-- BEGIN --
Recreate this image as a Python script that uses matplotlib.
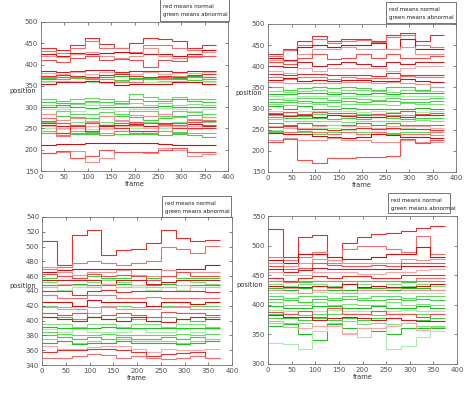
import matplotlib
matplotlib.use("Agg")
from matplotlib import pyplot as plt
from matplotlib.patches import Rectangle
import numpy as np

# frame edges of the 12 steps
edges = [0, 31.25, 62.5, 93.75, 125, 156.25, 187.5, 218.75, 250, 281.25, 312.5, 343.75, 375]

# ---- panel 1 (top left) ----
p1_red = [
    [440, 435, 445, 462, 448, 440, 450, 462, 460, 455, 440, 445],
    [432, 428, 440, 455, 440, 438, 430, 445, 445, 440, 435, 435],
    [425, 420, 428, 425, 428, 430, 428, 425, 425, 420, 425, 435],
    [420, 418, 425, 430, 420, 415, 420, 440, 420, 415, 418, 430],
    [410, 405, 415, 420, 410, 412, 410, 395, 410, 408, 420, 420],
    [385, 383, 385, 388, 388, 383, 385, 385, 385, 383, 385, 385],
    [380, 378, 382, 378, 382, 380, 378, 382, 378, 380, 380, 382],
    [372, 375, 372, 370, 375, 378, 372, 370, 374, 370, 376, 378],
    [370, 365, 370, 368, 360, 358, 360, 365, 368, 372, 370, 365],
    [355, 360, 358, 362, 360, 352, 355, 355, 355, 360, 358, 355],
    [283, 270, 275, 265, 280, 270, 282, 280, 285, 278, 272, 278],
    [268, 262, 258, 262, 258, 255, 265, 262, 260, 262, 265, 268],
    [258, 255, 252, 255, 255, 258, 260, 255, 255, 255, 260, 255],
    [255, 250, 250, 255, 250, 255, 255, 250, 255, 255, 255, 252],
    [262, 240, 255, 245, 258, 250, 245, 245, 262, 250, 250, 250],
    [275, 232, 240, 240, 235, 245, 240, 240, 258, 240, 270, 270],
    [212, 213, 213, 215, 215, 215, 216, 215, 213, 212, 212, 212],
    [192, 195, 196, 170, 180, 195, 195, 193, 205, 200, 185, 190],
    [193, 197, 180, 185, 200, 195, 195, 195, 200, 203, 195, 195],
]
p1_green = [
    [368, 366, 368, 365, 366, 364, 366, 368, 365, 366, 364, 366],
    [362, 362, 360, 362, 360, 362, 360, 360, 362, 362, 360, 362],
    [365, 370, 372, 368, 370, 372, 368, 366, 370, 368, 372, 370],
    [358, 358, 362, 358, 356, 360, 360, 358, 360, 358, 360, 358],
    [318, 315, 320, 322, 318, 315, 330, 325, 320, 325, 318, 320],
    [312, 310, 310, 315, 312, 310, 320, 315, 315, 318, 315, 312],
    [305, 300, 308, 312, 305, 308, 310, 305, 310, 305, 308, 305],
    [300, 305, 300, 298, 300, 300, 300, 300, 302, 300, 300, 300],
    [295, 295, 290, 305, 295, 290, 295, 295, 298, 295, 292, 295],
    [285, 290, 285, 285, 288, 285, 290, 290, 280, 290, 288, 285],
    [275, 280, 278, 275, 280, 280, 278, 270, 275, 280, 282, 278],
    [265, 262, 265, 268, 265, 268, 262, 265, 262, 265, 265, 265],
    [258, 255, 258, 262, 258, 262, 258, 255, 262, 258, 255, 258],
    [250, 248, 250, 248, 248, 250, 250, 252, 250, 250, 248, 250],
    [245, 240, 245, 242, 240, 245, 245, 240, 245, 242, 240, 240],
    [240, 235, 238, 238, 235, 238, 238, 238, 235, 238, 235, 230],
]

# ---- panel 2 (top right) ----
p2_red = [
    [430, 440, 460, 472, 460, 465, 465, 460, 475, 478, 460, 475],
    [425, 438, 450, 465, 455, 460, 462, 458, 470, 475, 450, 445],
    [420, 415, 445, 450, 445, 450, 450, 455, 440, 465, 440, 440],
    [415, 412, 430, 440, 440, 445, 440, 440, 440, 445, 430, 428],
    [410, 405, 420, 430, 418, 420, 430, 420, 430, 420, 420, 425],
    [400, 398, 410, 400, 405, 410, 405, 400, 410, 405, 410, 410],
    [390, 385, 395, 390, 395, 395, 395, 395, 390, 395, 400, 400],
    [382, 380, 382, 382, 380, 380, 380, 378, 385, 380, 380, 380],
    [375, 370, 375, 375, 370, 375, 372, 372, 372, 378, 375, 375],
    [368, 372, 365, 368, 365, 368, 368, 365, 365, 370, 365, 362],
    [362, 360, 360, 360, 360, 362, 362, 360, 362, 360, 358, 352],
    [290, 292, 288, 292, 290, 290, 285, 288, 290, 295, 288, 290],
    [286, 282, 285, 280, 285, 282, 280, 280, 282, 280, 285, 285],
    [258, 255, 255, 258, 260, 258, 258, 255, 258, 258, 258, 255],
    [256, 258, 252, 252, 250, 252, 255, 252, 255, 252, 252, 250],
    [248, 245, 248, 245, 240, 245, 240, 245, 242, 240, 240, 245],
    [242, 240, 240, 235, 232, 230, 232, 240, 238, 232, 232, 230],
    [225, 230, 225, 225, 230, 225, 225, 222, 220, 225, 222, 222],
    [220, 228, 178, 172, 182, 182, 185, 185, 188, 228, 218, 225],
]
p2_green = [
    [350, 345, 348, 350, 348, 350, 348, 345, 350, 350, 345, 350],
    [342, 340, 342, 345, 340, 345, 345, 342, 340, 345, 342, 342],
    [335, 335, 338, 338, 335, 338, 335, 338, 335, 336, 338, 338],
    [330, 325, 330, 330, 330, 330, 330, 330, 330, 330, 330, 330],
    [322, 320, 325, 325, 320, 325, 322, 320, 325, 322, 322, 325],
    [315, 315, 318, 315, 315, 318, 315, 318, 318, 315, 315, 318],
    [310, 308, 312, 310, 305, 310, 310, 310, 308, 312, 310, 310],
    [305, 300, 305, 300, 300, 302, 300, 300, 300, 300, 302, 300],
    [295, 292, 295, 295, 295, 295, 292, 295, 292, 295, 292, 295],
    [285, 285, 282, 288, 285, 285, 288, 285, 285, 285, 285, 285],
    [280, 278, 278, 278, 275, 278, 275, 280, 278, 275, 278, 278],
    [275, 270, 270, 270, 270, 268, 270, 270, 270, 270, 272, 270],
    [265, 262, 265, 262, 262, 262, 265, 262, 265, 262, 262, 262],
    [250, 255, 252, 255, 255, 250, 255, 255, 252, 255, 252, 250],
    [245, 245, 245, 240, 245, 245, 245, 245, 240, 245, 245, 238],
]

# ---- panel 3 (bottom left) ----
p3_red = [
    [508, 475, 515, 523, 488, 495, 497, 505, 522, 512, 508, 509],
    [470, 472, 478, 481, 478, 475, 478, 480, 500, 497, 492, 501],
    [465, 468, 470, 470, 470, 470, 470, 470, 468, 470, 470, 475],
    [472, 465, 462, 465, 465, 468, 462, 460, 468, 465, 465, 465],
    [463, 460, 458, 463, 460, 462, 460, 455, 460, 465, 460, 460],
    [455, 455, 455, 455, 450, 455, 455, 450, 452, 455, 455, 455],
    [445, 450, 448, 445, 450, 445, 448, 445, 445, 448, 440, 445],
    [440, 440, 435, 440, 442, 438, 440, 440, 440, 440, 440, 438],
    [435, 430, 430, 435, 435, 430, 430, 432, 430, 430, 430, 430],
    [425, 425, 420, 428, 425, 425, 425, 420, 425, 425, 422, 425],
    [418, 415, 415, 410, 420, 415, 415, 415, 418, 420, 415, 415],
    [410, 408, 410, 405, 408, 410, 408, 405, 412, 410, 410, 408],
    [405, 402, 400, 405, 402, 400, 405, 400, 398, 402, 405, 402],
    [365, 362, 362, 364, 365, 365, 362, 358, 362, 360, 360, 362],
    [358, 360, 360, 362, 362, 360, 358, 352, 355, 356, 358, 350],
    [350, 350, 352, 355, 353, 350, 352, 350, 348, 350, 352, 350],
]
p3_green = [
    [458, 460, 458, 460, 458, 458, 460, 458, 460, 458, 458, 458],
    [452, 455, 455, 452, 455, 452, 455, 455, 452, 455, 452, 450],
    [448, 448, 450, 448, 448, 450, 448, 448, 450, 448, 448, 448],
    [445, 442, 445, 445, 442, 445, 445, 442, 445, 442, 445, 445],
    [420, 418, 420, 418, 418, 420, 418, 420, 420, 418, 420, 420],
    [405, 405, 402, 405, 402, 405, 402, 400, 405, 402, 400, 405],
    [395, 395, 392, 395, 395, 392, 395, 395, 392, 395, 395, 392],
    [392, 390, 390, 390, 392, 390, 390, 390, 390, 390, 390, 390],
    [388, 385, 388, 385, 385, 385, 388, 385, 385, 388, 385, 388],
    [385, 382, 380, 380, 382, 380, 380, 380, 380, 382, 380, 382],
    [380, 378, 375, 378, 375, 378, 375, 375, 378, 375, 378, 375],
    [375, 372, 370, 372, 370, 375, 372, 372, 372, 370, 372, 375],
    [370, 372, 368, 370, 370, 372, 370, 370, 370, 368, 370, 372],
]

# ---- panel 4 (bottom right) ----
p4_red = [
    [528, 480, 515, 518, 475, 505, 515, 520, 522, 525, 530, 533],
    [480, 475, 480, 490, 470, 495, 500, 500, 495, 490, 517, 485],
    [475, 470, 485, 485, 480, 478, 478, 480, 485, 485, 497, 480],
    [470, 465, 470, 478, 475, 470, 470, 470, 470, 478, 475, 478],
    [465, 460, 462, 470, 468, 465, 465, 468, 465, 470, 470, 470],
    [460, 455, 458, 462, 460, 460, 460, 460, 460, 465, 465, 465],
    [455, 450, 450, 455, 455, 455, 452, 452, 455, 455, 458, 460],
    [445, 440, 445, 448, 445, 448, 448, 445, 445, 450, 450, 450],
    [440, 438, 440, 440, 440, 440, 440, 440, 440, 440, 445, 445],
    [432, 430, 430, 432, 430, 435, 430, 432, 430, 430, 432, 435],
    [425, 428, 420, 425, 428, 420, 425, 425, 428, 425, 425, 425],
    [388, 385, 390, 380, 395, 385, 385, 390, 385, 385, 380, 385],
    [382, 380, 380, 375, 378, 380, 378, 375, 378, 375, 372, 372],
    [370, 362, 360, 365, 365, 350, 360, 360, 365, 370, 358, 362],
]
p4_green = [
    [445, 440, 438, 440, 440, 435, 440, 440, 440, 438, 440, 440],
    [435, 432, 435, 435, 432, 435, 435, 432, 435, 432, 435, 432],
    [428, 425, 428, 425, 425, 425, 428, 428, 425, 428, 428, 425],
    [420, 420, 420, 422, 420, 420, 420, 420, 420, 420, 420, 420],
    [415, 412, 415, 415, 412, 415, 412, 415, 415, 412, 415, 415],
    [410, 408, 405, 410, 408, 410, 408, 408, 410, 408, 410, 408],
    [405, 400, 400, 405, 400, 402, 400, 400, 405, 400, 402, 400],
    [398, 395, 395, 398, 398, 395, 395, 398, 395, 395, 398, 395],
    [392, 390, 390, 390, 392, 390, 390, 390, 390, 392, 390, 390],
    [385, 385, 382, 385, 385, 385, 385, 382, 385, 385, 385, 385],
    [378, 378, 375, 378, 375, 378, 375, 378, 378, 375, 375, 378],
    [372, 370, 370, 365, 370, 372, 368, 370, 368, 370, 365, 365],
    [365, 368, 350, 340, 368, 360, 360, 355, 350, 360, 360, 360],
    [335, 333, 325, 355, 365, 352, 345, 360, 325, 330, 345, 355],
]

ylims = [(150, 500), (150, 500), (340, 540), (300, 550)]
ysteps = [50, 50, 20, 50]

reds = ["#e03030", "#f07070", "#d01010", "#f09090", "#e85050", "#c82020", "#f4a8a8"]
greens = ["#40d040", "#80e080", "#20c020", "#a8eca8", "#60d860"]

# axes rectangles and legend boxes in pixels (x0, y0 from top, x1, y1)
axes_px = [(41, 22, 228, 171), (268, 24, 456, 172), (42, 217, 232, 365), (268, 216, 457, 364)]
leg_px = [(160, -1, 229, 21), (386, 2, 456, 23), (162, 196, 231, 217), (388, 193, 450, 213)]
ylab_x = [23, 249, 23, 250]

W, H = 474, 394
fig = plt.figure(figsize=(W / 100, H / 100), dpi=100)

panels = [(p1_red, p1_green), (p2_red, p2_green), (p3_red, p3_green), (p4_red, p4_green)]
for k, (red_lines, green_lines) in enumerate(panels):
    x0, y0, x1, y1 = axes_px[k]
    ax = fig.add_axes([x0 / W, 1 - y1 / H, (x1 - x0) / W, (y1 - y0) / H])
    for i, vals in enumerate(green_lines):
        ax.stairs(vals, edges, baseline=None, color=greens[i % len(greens)], lw=0.8)
    for i, vals in enumerate(red_lines):
        ax.stairs(vals, edges, baseline=None, color=reds[i % len(reds)], lw=0.8)
    ax.set_xlim(0, 400)
    ax.set_ylim(*ylims[k])
    ax.set_xticks(np.arange(0, 401, 50))
    ax.set_yticks(np.arange(ylims[k][0], ylims[k][1] + 1, ysteps[k]))
    ax.tick_params(direction="in", length=2, width=0.5, labelsize=5, colors="#505050",
                   top=True, right=True, pad=2)
    for s in ax.spines.values():
        s.set_linewidth(0.6)
        s.set_color("#707070")
    ax.set_xlabel("frame", fontsize=4.8, labelpad=1, color="#303030")
    fig.text(ylab_x[k] / W, 1 - ((y0 + y1) / 2 - 5) / H, "position", fontsize=4.8,
             ha="center", va="center", color="#303030")

    lx0, ly0, lx1, ly1 = leg_px[k]
    fig.patches.append(Rectangle((lx0 / W, 1 - ly1 / H), (lx1 - lx0) / W, (ly1 - ly0) / H,
                                 transform=fig.transFigure, facecolor="white",
                                 edgecolor="#606060", lw=0.6, zorder=5))
    fig.text((lx0 + 3) / W, 1 - (ly0 + 7.5) / H, "red means normal", fontsize=4.0,
             va="center", color="#202020", zorder=6)
    fig.text((lx0 + 3) / W, 1 - (ly0 + 15.5) / H, "green means abnormal", fontsize=4.0,
             va="center", color="#202020", zorder=6)

fig.savefig("out.png", dpi=100)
-- END --
Task goal:
List every line above that contains the word "matplotlib".

Solution:
Recreate this image as a Python script that uses matplotlib.
import matplotlib
matplotlib.use("Agg")
from matplotlib import pyplot as plt
from matplotlib.patches import Rectangle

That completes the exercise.